▶ _Recorded data_:

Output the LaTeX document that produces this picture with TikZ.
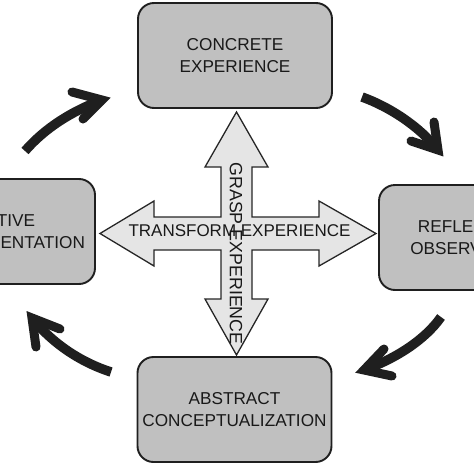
\documentclass[tikz,border=0pt]{standalone}
\usepackage{fontspec}
\setmainfont{Liberation Sans}
\begin{document}
\begin{tikzpicture}[x=1pt,y=-1pt,
  box/.style={draw=black!88, line width=1.9pt, fill=boxgray, rounded corners=16pt,
    minimum width=194pt, minimum height=105pt, inner sep=0pt, align=center,
    text=black!90, font=\fontsize{17.2}{21.5}\selectfont},
  boxtext/.style={inner sep=0pt, align=center, text=black!90, font=\fontsize{17.2}{21.5}\selectfont},
  crosslbl/.style={text=black!90, inner sep=0pt},
  cycarrow/.style={line width=9.5pt, draw=black!88, line cap=butt},
  cychead/.style={line width=9pt, draw=black!88, line cap=round, line join=miter}]
\definecolor{boxgray}{RGB}{192,192,192}
\definecolor{crossgray}{RGB}{229,229,229}
\useasboundingbox (0,0) rectangle (474,474);
\clip (0,0) rectangle (474,474);

% boxes
\node[box] (ce) at (235,55.5) {CONCRETE\\EXPERIENCE};
\node[box] (ac) at (234.5,409.5) {ABSTRACT\\CONCEPTUALIZATION};
\node[box] (ro) at (476,237.5) {};
\node[boxtext] (rot) at (471,237.5) {REFLECTIVE\\OBSERVATION};
\node[box] (ae) at (-2,231.5) {};
\node[boxtext] (aet) at (4,231.5) {ACTIVE\\EXPERIMENTATION};

% central cross of double arrows
\draw[draw=black!85, line width=1.3pt, fill=crossgray, line join=miter]
  (236.5,112) -- (268,167) -- (252,167) -- (252,217) -- (319,217) -- (319,201)
  -- (376,233.5) -- (319,266) -- (319,250) -- (252,250) -- (252,299) -- (268,299)
  -- (236.5,355) -- (205,299) -- (221,299) -- (221,250) -- (154,250) -- (154,266)
  -- (100,233.5) -- (154,201) -- (154,217) -- (221,217) -- (221,167) -- (205,167)
  -- cycle;
\node[crosslbl, font=\fontsize{17}{20}\selectfont] (tr) at (239.5,231) {TRANSFORM EXPERIENCE};
\node[crosslbl, rotate=-90, font=\fontsize{17.8}{20}\selectfont] (gr) at (236,253.5) {GRASP EXPERIENCE};

% cycle arrows
\coordinate (a1s) at (25,151);
\coordinate (a1e) at (102,100);
\draw[cycarrow] (a1s) .. controls (45,128) and (72,111) .. (a1e);
\draw[cychead] (72,92) -- (a1e) -- (83,119);

\coordinate (a2s) at (362,97);
\coordinate (a2e) at (438,150);
\draw[cycarrow] (a2s) .. controls (390,107) and (420,127) .. (a2e);
\draw[cychead] (434,122) -- (a2e) -- (411,141);

\coordinate (a3s) at (441,317);
\coordinate (a3e) at (364,370);
\draw[cycarrow] (a3s) .. controls (425,340) and (395,359) .. (a3e);
\draw[cychead] (384,349) -- (a3e) -- (392,376);

\coordinate (a4s) at (111,372);
\coordinate (a4e) at (32,318);
\draw[cycarrow] (a4s) .. controls (80,362) and (52,343) .. (a4e);
\draw[cychead] (36,347) -- (a4e) -- (60,329);
\end{tikzpicture}
\end{document}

▶ _Your task_:
Restate the data word for word from its first line through the line with "(aet) at (4,231.5)", leaving out any picture along the way.

▶ _Correct answer_:
Output the LaTeX document that produces this picture with TikZ.
\documentclass[tikz,border=0pt]{standalone}
\usepackage{fontspec}
\setmainfont{Liberation Sans}
\begin{document}
\begin{tikzpicture}[x=1pt,y=-1pt,
  box/.style={draw=black!88, line width=1.9pt, fill=boxgray, rounded corners=16pt,
    minimum width=194pt, minimum height=105pt, inner sep=0pt, align=center,
    text=black!90, font=\fontsize{17.2}{21.5}\selectfont},
  boxtext/.style={inner sep=0pt, align=center, text=black!90, font=\fontsize{17.2}{21.5}\selectfont},
  crosslbl/.style={text=black!90, inner sep=0pt},
  cycarrow/.style={line width=9.5pt, draw=black!88, line cap=butt},
  cychead/.style={line width=9pt, draw=black!88, line cap=round, line join=miter}]
\definecolor{boxgray}{RGB}{192,192,192}
\definecolor{crossgray}{RGB}{229,229,229}
\useasboundingbox (0,0) rectangle (474,474);
\clip (0,0) rectangle (474,474);

% boxes
\node[box] (ce) at (235,55.5) {CONCRETE\\EXPERIENCE};
\node[box] (ac) at (234.5,409.5) {ABSTRACT\\CONCEPTUALIZATION};
\node[box] (ro) at (476,237.5) {};
\node[boxtext] (rot) at (471,237.5) {REFLECTIVE\\OBSERVATION};
\node[box] (ae) at (-2,231.5) {};
\node[boxtext] (aet) at (4,231.5) {ACTIVE\\EXPERIMENTATION};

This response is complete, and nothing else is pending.